Shorter Chemo Duration for Colon Cancer May Spare Patients Toxicity

Article

Patients may be able to shorten their chemotherapy course after surgery for lymph node–positive colon cancer, according to an analysis of six clinical trials.

Axel Grothey, MD

CHICAGO-Patients may be able to simplify their course of chemotherapy after surgery for stage III lymph node–positive colon cancer, according to a new analysis of six clinical trials (abstract LBA1). The data, presented at the 2017 American Society of Clinical Oncology (ASCO) Annual Meeting, held June 2–6, suggest that some patients may only need half of the longstanding standard course of chemotherapy.

The researchers examined data on 12,834 patients and found that 3 months of chemotherapy was nearly as effective as 6 months in patients with relatively lower recurrence risk. The findings suggest that this new schedule results in fewer side effects, particularly nerve damage.

“The side effects were dramatically lower and so this will change the standard of care,” said senior study author Axel Grothey, MD, an oncologist at the Mayo Clinic Cancer Center in Rochester, Minnesota.

Since 2004, the standard adjuvant therapy after surgery has been a combination of chemotherapies (FOLFOX or XELOX) given over a period of 6 months. The goal of this study, which pooled data from 6 studies conducted in North America, Europe, and Asia, was to determine if 3 months of chemotherapy was as effective as 6 months.

The analysis showed that a 3-month course of chemotherapy was associated with a lower chance of being colon cancer free at 3 years compared with the standard 6-month course (74.6% vs 75.5%). In patients considered low risk for cancer recurrence (60% of patients in the study), the difference was even smaller (83.1% in patients receiving a 3-month course vs 83.3% in patients receiving a 6-month course).

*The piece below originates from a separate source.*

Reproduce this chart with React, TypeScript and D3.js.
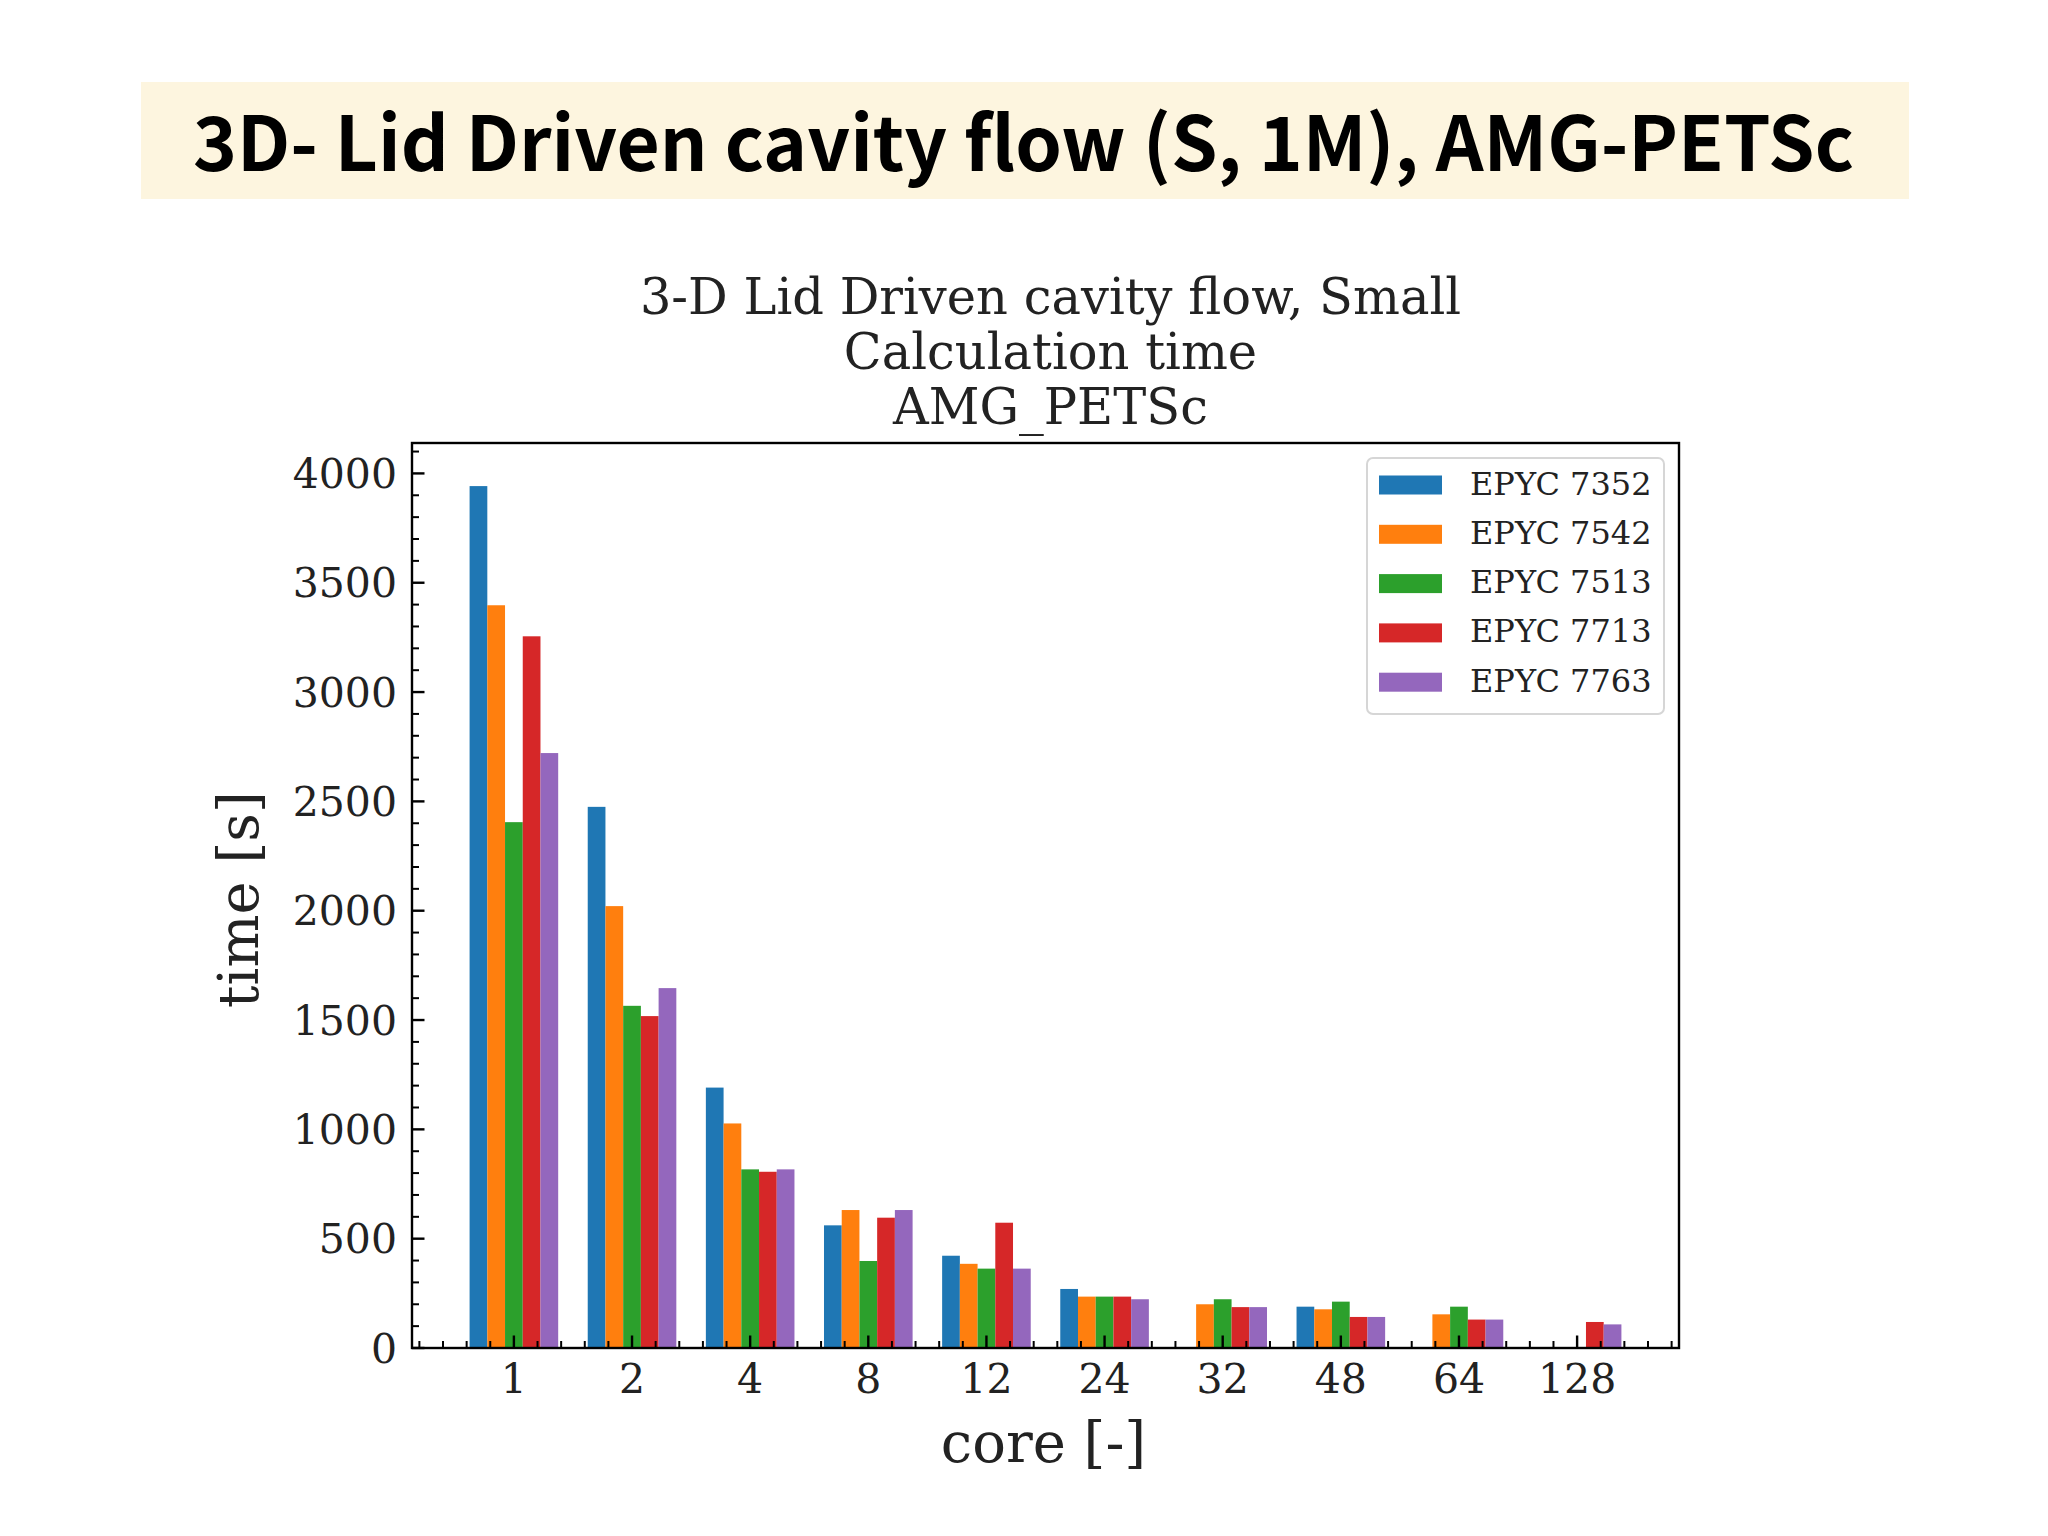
import React from "react";
import * as d3 from "d3";

const cores = ["1", "2", "4", "8", "12", "24", "32", "48", "64", "128"];
const seriesNames = ["EPYC 7352", "EPYC 7542", "EPYC 7513", "EPYC 7713", "EPYC 7763"];
const epyc7352 = [3942, 2475, 1191, 561, 422, 270, null, 189, null, null];
const epyc7542 = [3397, 2021, 1027, 631, 385, 235, 200, 177, 154, null];
const epyc7513 = [2405, 1565, 817, 398, 363, 235, 223, 212, 189, null];
const epyc7713 = [3255, 1518, 806, 596, 573, 235, 187, 142, 130, 119];
const epyc7763 = [2721, 1646, 817, 631, 363, 223, 187, 142, 130, 108];
const yTicks = [0, 500, 1000, 1500, 2000, 2500, 3000, 3500, 4000];
const colors = ["#1f77b4", "#ff7f0e", "#2ca02c", "#d62728", "#9467bd"];

const slideTitle = "3D- Lid Driven cavity flow (S, 1M), AMG-PETSc";
const chartTitle = ["3-D Lid Driven cavity flow, Small", "Calculation time", "AMG_PETSc"];

const series: (number | null)[][] = [epyc7352, epyc7542, epyc7513, epyc7713, epyc7763];

export default function App() {
  const W = 2048;
  const H = 1536;
  const left = 412;
  const right = 1679;
  const top = 443;
  const bottom = 1348;
  const barW = 0.15;
  const n = series.length;
  const lo = -((n - 1) / 2) * barW - barW / 2;
  const hi = cores.length - 1 - lo;
  const pad = (hi - lo) * 0.05;
  const x = d3.scaleLinear().domain([lo - pad, hi + pad]).range([left, right]);
  const allVals = series.flat().filter((v): v is number => v != null);
  const yMax = (d3.max(allVals) as number) * 1.05;
  const y = d3.scaleLinear().domain([0, yMax]).range([bottom, top]);

  const yMinor = d3.range(0, yMax, 100).filter((v) => v % 500 !== 0);
  const [xd0, xd1] = x.domain();
  const xMinor = d3
    .range(Math.ceil(xd0 / 0.2), Math.floor(xd1 / 0.2) + 1)
    .map((k) => k * 0.2)
    .filter((v) => Math.abs(v - Math.round(v)) > 1e-6);

  const serif = "'DejaVu Serif', serif";
  const cx = (left + right) / 2;

  const legX = right - 15 - 297;
  const legY = top + 15;

  return (
    <div style={{ position: "absolute", left: 0, top: 0 }}>
      <svg width={W} height={H} viewBox={`0 0 ${W} ${H}`} style={{ display: "block", background: "#fff" }}>
        <rect x={0} y={0} width={W} height={H} fill="#fff" />
        {/* slide title */}
        <rect x={141} y={82} width={1768} height={117} fill="#fdf5df" />
        <text
          x={193}
          y={171}
          fontFamily="'Noto Sans CJK JP', 'Noto Sans', sans-serif"
          fontWeight={700}
          fontSize={75}
          textLength={1661}
          lengthAdjust="spacingAndGlyphs"
          fill="#000"
        >
          {slideTitle}
        </text>

        {/* chart title */}
        {chartTitle.map((t, i) => (
          <text key={t} x={cx + 5} y={314 + i * 55} textAnchor="middle" fontFamily={serif} fontSize={49.5} fill="#222">
            {t}
          </text>
        ))}

        {/* bars */}
        {series.map((vals, j) =>
          vals.map((v, i) =>
            v == null ? null : (
              <rect
                key={`${j}-${i}`}
                x={x(i + (j - (n - 1) / 2) * barW - barW / 2)}
                y={y(v)}
                width={x(barW) - x(0)}
                height={y(0) - y(v)}
                fill={colors[j]}
              />
            )
          )
        )}

        {/* y ticks */}
        {yTicks.map((t) => (
          <g key={`yt${t}`}>
            <line x1={left} x2={left + 12.5} y1={y(t)} y2={y(t)} stroke="#000" strokeWidth={2.4} />
            <text x={left - 15} y={y(t)} dy="0.36em" textAnchor="end" fontFamily={serif} fontSize={41} fill="#222">
              {t}
            </text>
          </g>
        ))}
        {yMinor.map((t) => (
          <line key={`ym${t}`} x1={left} x2={left + 7} y1={y(t)} y2={y(t)} stroke="#000" strokeWidth={2} />
        ))}

        {/* x ticks */}
        {cores.map((c, i) => (
          <g key={`xt${c}`}>
            <line x1={x(i)} x2={x(i)} y1={bottom} y2={bottom - 12.5} stroke="#000" strokeWidth={2.4} />
            <text x={x(i)} y={bottom + 45} textAnchor="middle" fontFamily={serif} fontSize={41} fill="#222">
              {c}
            </text>
          </g>
        ))}
        {xMinor.map((t) => (
          <line key={`xm${t.toFixed(2)}`} x1={x(t)} x2={x(t)} y1={bottom} y2={bottom - 7} stroke="#000" strokeWidth={2} />
        ))}

        {/* frame */}
        <rect x={left} y={top} width={right - left} height={bottom - top} fill="none" stroke="#000" strokeWidth={2.4} />

        {/* axis labels */}
        <text x={cx - 2} y={1462} textAnchor="middle" fontFamily={serif} fontSize={56} fill="#222">
          core [-]
        </text>
        <text
          transform={`translate(258, ${(top + bottom) / 2 + 4}) rotate(-90)`}
          textAnchor="middle"
          fontFamily={serif}
          fontSize={56}
          fill="#222"
        >
          time [s]
        </text>

        {/* legend */}
        <g>
          <rect x={legX} y={legY} width={297} height={256} rx={6} fill="#fff" fillOpacity={0.8} stroke="#d6d6d6" strokeWidth={2} />
          {seriesNames.map((s, j) => (
            <g key={s}>
              <rect x={legX + 12} y={legY + 27 + j * 49.3 - 9.5} width={63} height={19} fill={colors[j]} />
              <text x={legX + 103} y={legY + 25 + j * 49.3} dy="0.36em" fontFamily={serif} fontSize={32} fill="#222">
                {s}
              </text>
            </g>
          ))}
        </g>
      </svg>
    </div>
  );
}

“It is very good news. It will decrease long-term side effects that would affect quality of life,” said Grothey. He noted that patients with higher-risk colon cancer should discuss these results with their clinicians to tailor a course of therapy optimal for them, taking into account their preference, age, and ability to tolerate chemotherapy.

Nerve damage was substantially less common in patients receiving a 3-month course of chemotherapy compared with a 6-month course (15% vs 45% with FOLFOX and 17% vs 48% with XELOX). For all patients combined, the rate of disease-free survival at 3 years was slightly lower with 3 months of chemotherapy vs 6 months of chemotherapy (74.6% vs 75.5%). The type of chemotherapy regimen selected affected the difference in 3-year disease-free survival between the 3-month and 6-month treatment durations (75.9% vs 74.8% with XELOX and 73.6% vs 76.0% with FOLFOX). Patients were followed for a median time of 39 months.